_ENTRIES SUPPLIED_
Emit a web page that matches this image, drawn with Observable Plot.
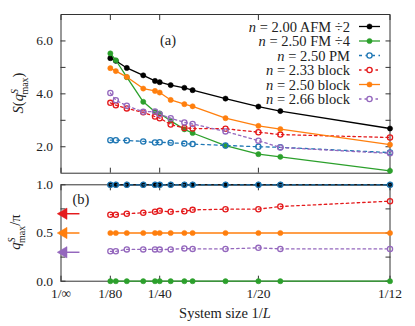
<!DOCTYPE html>
<html><head><meta charset="utf-8">
<script src="https://cdn.jsdelivr.net/npm/d3@7"></script>
<script src="https://cdn.jsdelivr.net/npm/@observablehq/plot@0.6"></script>
<style>
body{margin:0;background:#fff;}
#wrap{position:relative;width:415px;height:326px;}
#wrap svg{position:absolute;left:0;overflow:visible;background:transparent;}
#wrap svg text{font-family:"Liberation Serif","Times New Roman","DejaVu Serif",serif !important;}
</style></head><body><div id="wrap"></div>
<script>
// ---- data ----
const L = [80,72,60,48,42,40,36,32,30,24,20,18,12];
const seriesNames = ["2.00 AFM \u00f72","2.50 FM \u00f74","2.50 PM","2.33 block","2.50 block","2.66 block"];
const seriesColors = ["#000000","#2ca02c","#1f77b4","#e41a1c","#ff7f0e","#9467bd"];
const seriesFilled = [true,true,false,false,true,false];
const seriesDash = [null,null,"3,3.5","2.5,3","none","2.5,3"];
const sAFM = [5.35,5.25,4.98,4.70,4.49,4.44,4.33,4.23,4.14,3.82,3.52,3.35,2.69];
const sFM  = [5.53,5.27,4.63,3.70,3.32,3.26,2.98,2.66,2.52,2.04,1.72,1.62,1.09];
const sPM  = [2.25,2.25,2.24,2.20,2.16,2.17,2.15,2.12,2.10,2.05,2.00,1.98,1.78];
const s233 = [3.66,3.57,3.45,3.30,3.14,3.08,2.84,2.71,2.69,2.68,2.55,2.46,2.35];
const s250 = [4.97,4.86,4.64,4.20,4.11,4.05,3.77,3.61,3.53,3.08,2.79,2.67,2.08];
const s266 = [4.03,3.76,3.55,3.32,3.33,3.23,3.08,2.92,2.86,2.58,2.23,1.97,1.75];
const qAFM = [1,1,1,1,1,1,1,1,1,1,1,1,1];
const qFM  = [0,0,0,0,0,0,0,0,0,0,0,0,0];
const qPM  = [1,1,1,1,1,1,1,1,1,1,1,1,1];
const q233 = [0.69,0.69,0.70,0.71,0.72,0.73,0.72,0.725,0.74,0.747,0.747,0.775,0.83];
const q250 = [0.5,0.5,0.5,0.5,0.5,0.5,0.5,0.5,0.5,0.5,0.5,0.5,0.5];
const q266 = [0.31,0.31,0.33,0.33,0.33,0.328,0.33,0.34,0.335,0.335,0.346,0.335,0.335];
const arrowQ = [0.7,0.5,0.3];
const arrowColors = ["#e41a1c","#ff7f0e","#9467bd"];
const xTickL = [Infinity,80,40,20,12];
const xTickLabels = ["1/\u221e","1/80","1/40","1/20","1/12"];
const topTicks = [2,3,4,5,6];
const topLabels = [2,4,6];
const botTicks = [0,0.25,0.5,0.75,1];
const botLabels = [0,0.5,1];

const S = [sAFM,sFM,sPM,s233,s250,s266];
const Q = [qAFM,qFM,qPM,q233,q250,q266];
const xTicks = xTickL.map(l => 1/l);
const W = 415, ML = 60.5, MR = 25.5;
const font = "Liberation Serif, serif";
const frameColor = "#333";
const FS = 14.5, TFS = 13.5, LFS = 14.5;

function seriesMarks(vals) {
  const marks = [];
  vals.forEach((arr, i) => {
    const data = L.map((l, j) => ({x: 1/l, y: arr[j]}));
    marks.push(Plot.line(data, {x: "x", y: "y", stroke: seriesColors[i], strokeWidth: 1.3,
      strokeDasharray: seriesDash[i] === "none" ? null : seriesDash[i]}));
    marks.push(Plot.dot(data, {x: "x", y: "y", r: 2.6,
      fill: seriesFilled[i] ? seriesColors[i] : "none",
      stroke: seriesColors[i], strokeWidth: seriesFilled[i] ? 0.5 : 1.3}));
  });
  return marks;
}

function axesMarks(yTicks, yLabels, yFmt, showXLabels) {
  const m = [
    Plot.axisX(xTicks, {anchor: "bottom", tickSize: -5, tickFormat: () => "", stroke: frameColor, label: null}),
    Plot.axisX(xTicks, {anchor: "top", tickSize: -5, tickFormat: () => "", stroke: frameColor, label: null}),
    Plot.axisY(yTicks, {anchor: "left", tickSize: -5, tickFormat: () => "", stroke: frameColor, label: null}),
    Plot.axisY(yTicks, {anchor: "right", tickSize: -5, tickFormat: () => "", stroke: frameColor, label: null}),
    Plot.axisY(yLabels, {anchor: "left", tickSize: 0, tickPadding: 8, tickFormat: yFmt, fontSize: TFS, fill: "#222", label: null}),
    Plot.frame({stroke: frameColor, strokeWidth: 1})
  ];
  if (showXLabels) m.push(Plot.axisX(xTicks, {anchor: "bottom", tickSize: 0, tickPadding: 7,
    tickFormat: (d) => xTickLabels[xTicks.indexOf(d)], fontSize: TFS, fill: "#222", label: null}));
  return m;
}

const topPlot = Plot.plot({
  width: W, height: 178, marginTop: 14, marginBottom: 5.3, marginLeft: ML, marginRight: MR,
  style: {fontFamily: font, background: "transparent", overflow: "visible"},
  x: {domain: [0, 1/12], axis: null},
  y: {domain: [1, 7], axis: null},
  marks: [...axesMarks(topTicks, topLabels, d => d.toFixed(1), false), ...seriesMarks(S)]
});
topPlot.style.top = "0px";

const arrows = arrowQ.map((q, i) => ({q, c: arrowColors[i], x1: 0.0048, x2: 0.0009, xh: 0.0007}));
const botPlot = Plot.plot({
  width: W, height: 148, marginTop: 6.3, marginBottom: 45.3, marginLeft: ML, marginRight: MR,
  style: {fontFamily: font, background: "transparent", overflow: "visible"},
  x: {domain: [0, 1/12], axis: null},
  y: {domain: [0, 1], axis: null},
  marks: [
    ...axesMarks(botTicks, botLabels, d => d.toFixed(1), true),
    ...seriesMarks(Q),
    Plot.ruleY(arrows, {y: "q", x1: "x1", x2: "x2", stroke: "c", strokeWidth: 1.5}),
    Plot.dot(arrows, {x: "xh", y: "q", symbol: "triangle", rotate: -90, r: 4.2, fill: "c", stroke: "c", strokeWidth: 0.5})
  ]
});
botPlot.style.top = "178px";

const wrap = document.getElementById("wrap");
wrap.appendChild(topPlot);
wrap.appendChild(botPlot);

// ---- text annotations ----
const ts = d3.select(topPlot);
const lg = ts.append("g").attr("font-size", LFS);
seriesNames.forEach((name, i) => {
  const y = 26.5 + 14.5 * i;
  const t = lg.append("text").attr("x", 350).attr("y", y).attr("dy", "0.35em").attr("text-anchor", "end").attr("fill", "#222");
  t.append("tspan").attr("font-style", "italic").text("n");
  t.append("tspan").text(" = " + name);
  lg.append("line").attr("x1", 359).attr("x2", 380).attr("y1", y).attr("y2", y)
    .attr("stroke", seriesColors[i]).attr("stroke-width", 1.3)
    .attr("stroke-dasharray", seriesDash[i] === "none" || !seriesDash[i] ? null : seriesDash[i]);
  lg.append("circle").attr("cx", 369.5).attr("cy", y).attr("r", 2.6)
    .attr("fill", seriesFilled[i] ? seriesColors[i] : "white").attr("stroke", seriesColors[i])
    .attr("stroke-width", seriesFilled[i] ? 0.5 : 1.3);
});
ts.append("text").attr("x", 168).attr("y", 40).attr("dy", "0.35em").attr("text-anchor", "middle")
  .attr("font-size", FS).attr("fill", "#222").text("(a)");
const yl = ts.append("text").attr("transform", "translate(23,93) rotate(-90)").attr("text-anchor", "middle")
  .attr("font-size", FS).attr("fill", "#222");
yl.append("tspan").attr("font-style", "italic").text("S");
yl.append("tspan").text("(");
yl.append("tspan").attr("font-style", "italic").text("q");
yl.append("tspan").attr("font-style", "italic").attr("font-size", 10).attr("dy", -5.5).text("S");
yl.append("tspan").attr("font-size", 10).attr("dx", -5.5).attr("dy", 10).text("max");
yl.append("tspan").attr("dy", -4.5).text(")");

const bs = d3.select(botPlot);
bs.append("text").attr("x", 81).attr("y", 21).attr("dy", "0.35em").attr("text-anchor", "middle")
  .attr("font-size", FS).attr("fill", "#222").text("(b)");
const yl2 = bs.append("text").attr("transform", "translate(20,54) rotate(-90)").attr("text-anchor", "middle")
  .attr("font-size", FS).attr("fill", "#222");
yl2.append("tspan").attr("font-style", "italic").text("q");
yl2.append("tspan").attr("font-style", "italic").attr("font-size", 10).attr("dy", -5.5).text("S");
yl2.append("tspan").attr("font-size", 10).attr("dx", -5.5).attr("dy", 10).text("max");
yl2.append("tspan").attr("dy", -4.5).text("/\u03c0");
const xl = bs.append("text").attr("x", 225).attr("y", 140).attr("text-anchor", "middle")
  .attr("font-size", FS).attr("fill", "#222");
xl.append("tspan").text("System size 1/");
xl.append("tspan").attr("font-style", "italic").text("L");
</script></body></html>
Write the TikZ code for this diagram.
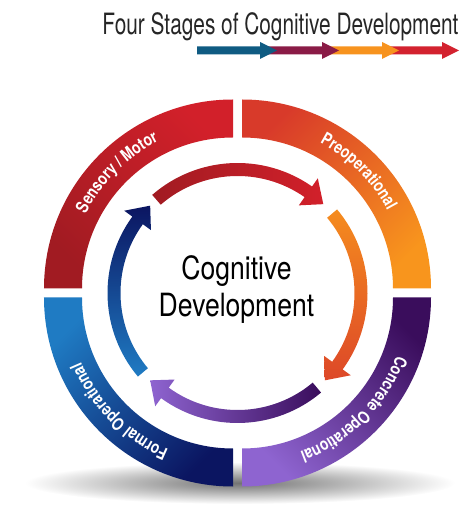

_EXERCISE OBJECTIVE_
Scan the records above for the string "this", then report every line that contains it.

_REPLY TO THE TASK_
Emit a web page that matches this image, drawn with Observable Plot.
Write the TikZ code for this diagram.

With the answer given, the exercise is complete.